** Start RECORDED INFORMATION **
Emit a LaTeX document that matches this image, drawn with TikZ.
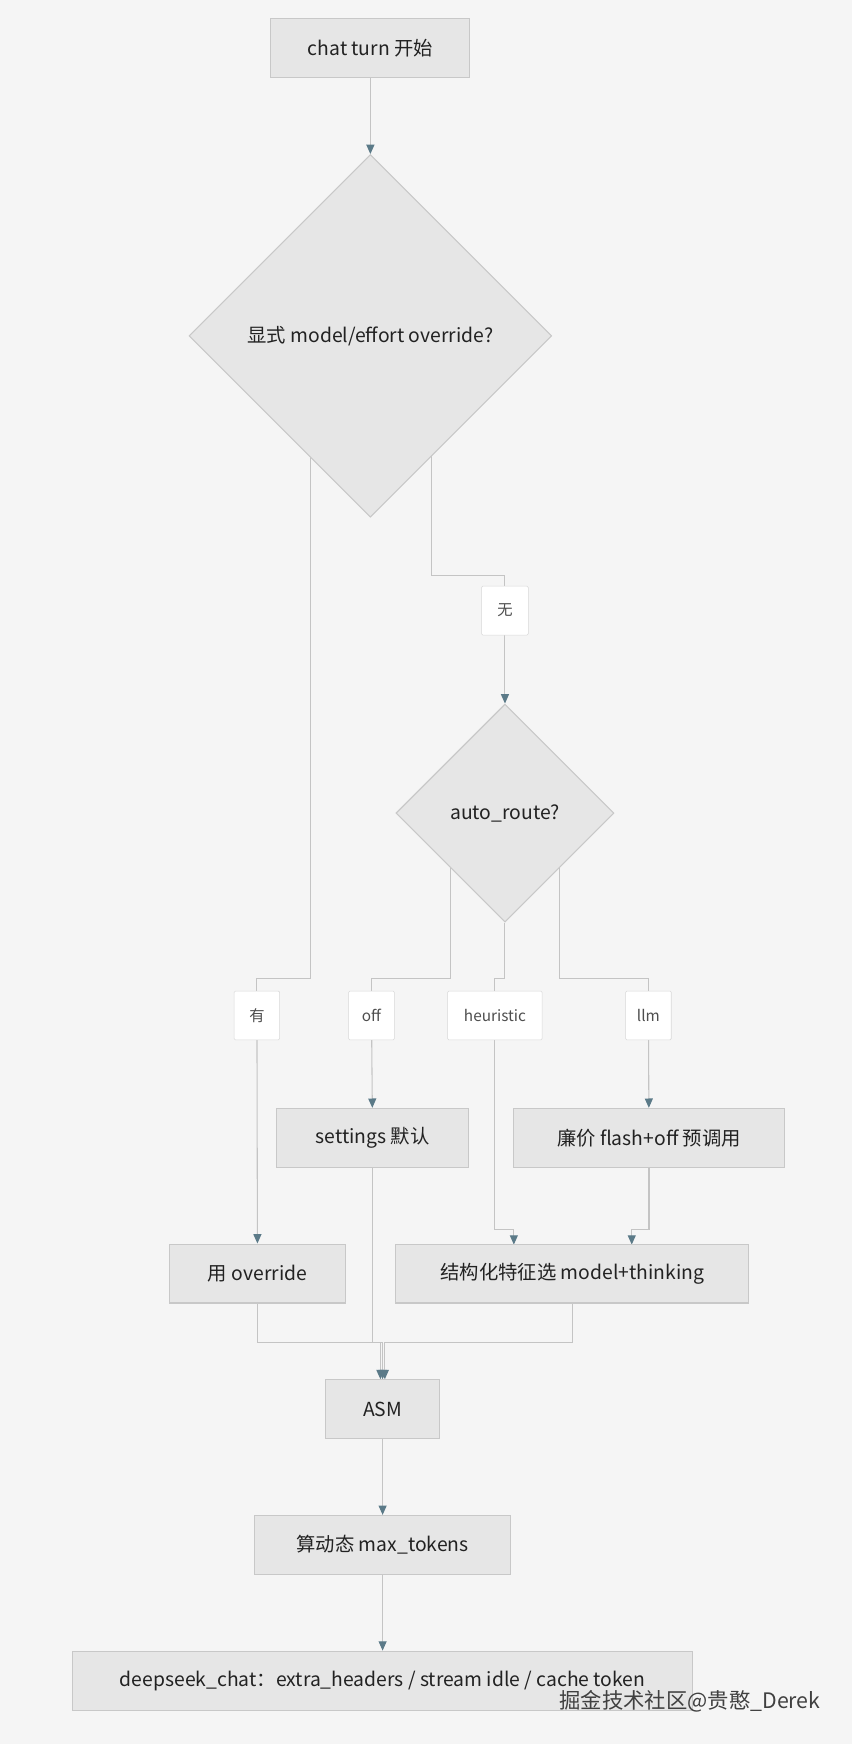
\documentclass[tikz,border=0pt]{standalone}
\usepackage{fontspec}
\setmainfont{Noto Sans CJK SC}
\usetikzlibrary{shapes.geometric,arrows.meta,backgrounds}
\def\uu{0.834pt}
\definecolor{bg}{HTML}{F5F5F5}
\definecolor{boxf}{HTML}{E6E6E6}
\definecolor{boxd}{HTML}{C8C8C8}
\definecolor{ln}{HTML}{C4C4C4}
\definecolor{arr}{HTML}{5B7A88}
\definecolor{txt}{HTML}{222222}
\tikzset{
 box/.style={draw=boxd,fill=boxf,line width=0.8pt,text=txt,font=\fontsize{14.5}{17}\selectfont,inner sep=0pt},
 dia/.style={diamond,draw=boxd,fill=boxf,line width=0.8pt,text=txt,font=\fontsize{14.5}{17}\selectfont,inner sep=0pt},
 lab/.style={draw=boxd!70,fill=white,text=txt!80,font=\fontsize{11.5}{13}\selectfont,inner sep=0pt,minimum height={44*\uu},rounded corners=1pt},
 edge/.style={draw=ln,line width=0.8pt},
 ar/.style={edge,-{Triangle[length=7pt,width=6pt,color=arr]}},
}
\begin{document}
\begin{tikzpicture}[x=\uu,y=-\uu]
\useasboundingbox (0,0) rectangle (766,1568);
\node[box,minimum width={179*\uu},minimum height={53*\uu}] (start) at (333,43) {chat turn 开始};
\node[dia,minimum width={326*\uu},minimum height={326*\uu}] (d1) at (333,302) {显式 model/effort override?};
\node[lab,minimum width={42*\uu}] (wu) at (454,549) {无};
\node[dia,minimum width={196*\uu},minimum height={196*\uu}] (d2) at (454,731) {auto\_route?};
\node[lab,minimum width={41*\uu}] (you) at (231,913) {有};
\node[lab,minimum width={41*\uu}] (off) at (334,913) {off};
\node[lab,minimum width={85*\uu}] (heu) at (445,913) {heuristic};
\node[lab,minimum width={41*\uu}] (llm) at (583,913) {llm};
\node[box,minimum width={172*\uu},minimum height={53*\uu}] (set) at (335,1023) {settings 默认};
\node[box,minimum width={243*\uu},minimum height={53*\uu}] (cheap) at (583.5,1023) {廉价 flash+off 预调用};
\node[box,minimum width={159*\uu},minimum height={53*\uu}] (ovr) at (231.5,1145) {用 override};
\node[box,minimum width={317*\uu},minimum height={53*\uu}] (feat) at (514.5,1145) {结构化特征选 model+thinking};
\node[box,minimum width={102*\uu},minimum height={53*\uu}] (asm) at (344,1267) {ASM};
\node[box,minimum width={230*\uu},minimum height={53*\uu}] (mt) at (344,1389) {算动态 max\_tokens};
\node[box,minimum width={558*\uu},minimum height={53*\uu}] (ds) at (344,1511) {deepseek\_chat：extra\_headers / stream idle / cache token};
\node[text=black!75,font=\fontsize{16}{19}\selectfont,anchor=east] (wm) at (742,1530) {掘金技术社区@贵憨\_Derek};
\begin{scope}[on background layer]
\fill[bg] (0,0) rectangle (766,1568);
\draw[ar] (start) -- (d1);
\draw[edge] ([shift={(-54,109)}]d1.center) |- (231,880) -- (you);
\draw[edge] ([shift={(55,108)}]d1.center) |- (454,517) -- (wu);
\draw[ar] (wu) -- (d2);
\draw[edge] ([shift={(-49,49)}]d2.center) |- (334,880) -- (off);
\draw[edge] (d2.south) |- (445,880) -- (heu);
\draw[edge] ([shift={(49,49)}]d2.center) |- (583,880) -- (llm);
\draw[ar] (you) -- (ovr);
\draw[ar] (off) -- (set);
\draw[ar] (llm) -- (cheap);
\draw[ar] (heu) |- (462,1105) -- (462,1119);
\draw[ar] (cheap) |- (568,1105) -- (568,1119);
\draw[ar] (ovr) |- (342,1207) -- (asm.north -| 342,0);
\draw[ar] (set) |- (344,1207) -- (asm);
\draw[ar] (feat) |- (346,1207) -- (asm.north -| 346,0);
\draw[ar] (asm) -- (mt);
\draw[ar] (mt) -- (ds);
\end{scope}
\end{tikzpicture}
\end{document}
** End RECORDED INFORMATION **
PROBLEM REQUIREMENTS: Restate the whole of the material word for word without the pictures.

EXERCISE ANSWER:
Emit a LaTeX document that matches this image, drawn with TikZ.
\documentclass[tikz,border=0pt]{standalone}
\usepackage{fontspec}
\setmainfont{Noto Sans CJK SC}
\usetikzlibrary{shapes.geometric,arrows.meta,backgrounds}
\def\uu{0.834pt}
\definecolor{bg}{HTML}{F5F5F5}
\definecolor{boxf}{HTML}{E6E6E6}
\definecolor{boxd}{HTML}{C8C8C8}
\definecolor{ln}{HTML}{C4C4C4}
\definecolor{arr}{HTML}{5B7A88}
\definecolor{txt}{HTML}{222222}
\tikzset{
 box/.style={draw=boxd,fill=boxf,line width=0.8pt,text=txt,font=\fontsize{14.5}{17}\selectfont,inner sep=0pt},
 dia/.style={diamond,draw=boxd,fill=boxf,line width=0.8pt,text=txt,font=\fontsize{14.5}{17}\selectfont,inner sep=0pt},
 lab/.style={draw=boxd!70,fill=white,text=txt!80,font=\fontsize{11.5}{13}\selectfont,inner sep=0pt,minimum height={44*\uu},rounded corners=1pt},
 edge/.style={draw=ln,line width=0.8pt},
 ar/.style={edge,-{Triangle[length=7pt,width=6pt,color=arr]}},
}
\begin{document}
\begin{tikzpicture}[x=\uu,y=-\uu]
\useasboundingbox (0,0) rectangle (766,1568);
\node[box,minimum width={179*\uu},minimum height={53*\uu}] (start) at (333,43) {chat turn 开始};
\node[dia,minimum width={326*\uu},minimum height={326*\uu}] (d1) at (333,302) {显式 model/effort override?};
\node[lab,minimum width={42*\uu}] (wu) at (454,549) {无};
\node[dia,minimum width={196*\uu},minimum height={196*\uu}] (d2) at (454,731) {auto\_route?};
\node[lab,minimum width={41*\uu}] (you) at (231,913) {有};
\node[lab,minimum width={41*\uu}] (off) at (334,913) {off};
\node[lab,minimum width={85*\uu}] (heu) at (445,913) {heuristic};
\node[lab,minimum width={41*\uu}] (llm) at (583,913) {llm};
\node[box,minimum width={172*\uu},minimum height={53*\uu}] (set) at (335,1023) {settings 默认};
\node[box,minimum width={243*\uu},minimum height={53*\uu}] (cheap) at (583.5,1023) {廉价 flash+off 预调用};
\node[box,minimum width={159*\uu},minimum height={53*\uu}] (ovr) at (231.5,1145) {用 override};
\node[box,minimum width={317*\uu},minimum height={53*\uu}] (feat) at (514.5,1145) {结构化特征选 model+thinking};
\node[box,minimum width={102*\uu},minimum height={53*\uu}] (asm) at (344,1267) {ASM};
\node[box,minimum width={230*\uu},minimum height={53*\uu}] (mt) at (344,1389) {算动态 max\_tokens};
\node[box,minimum width={558*\uu},minimum height={53*\uu}] (ds) at (344,1511) {deepseek\_chat：extra\_headers / stream idle / cache token};
\node[text=black!75,font=\fontsize{16}{19}\selectfont,anchor=east] (wm) at (742,1530) {掘金技术社区@贵憨\_Derek};
\begin{scope}[on background layer]
\fill[bg] (0,0) rectangle (766,1568);
\draw[ar] (start) -- (d1);
\draw[edge] ([shift={(-54,109)}]d1.center) |- (231,880) -- (you);
\draw[edge] ([shift={(55,108)}]d1.center) |- (454,517) -- (wu);
\draw[ar] (wu) -- (d2);
\draw[edge] ([shift={(-49,49)}]d2.center) |- (334,880) -- (off);
\draw[edge] (d2.south) |- (445,880) -- (heu);
\draw[edge] ([shift={(49,49)}]d2.center) |- (583,880) -- (llm);
\draw[ar] (you) -- (ovr);
\draw[ar] (off) -- (set);
\draw[ar] (llm) -- (cheap);
\draw[ar] (heu) |- (462,1105) -- (462,1119);
\draw[ar] (cheap) |- (568,1105) -- (568,1119);
\draw[ar] (ovr) |- (342,1207) -- (asm.north -| 342,0);
\draw[ar] (set) |- (344,1207) -- (asm);
\draw[ar] (feat) |- (346,1207) -- (asm.north -| 346,0);
\draw[ar] (asm) -- (mt);
\draw[ar] (mt) -- (ds);
\end{scope}
\end{tikzpicture}
\end{document}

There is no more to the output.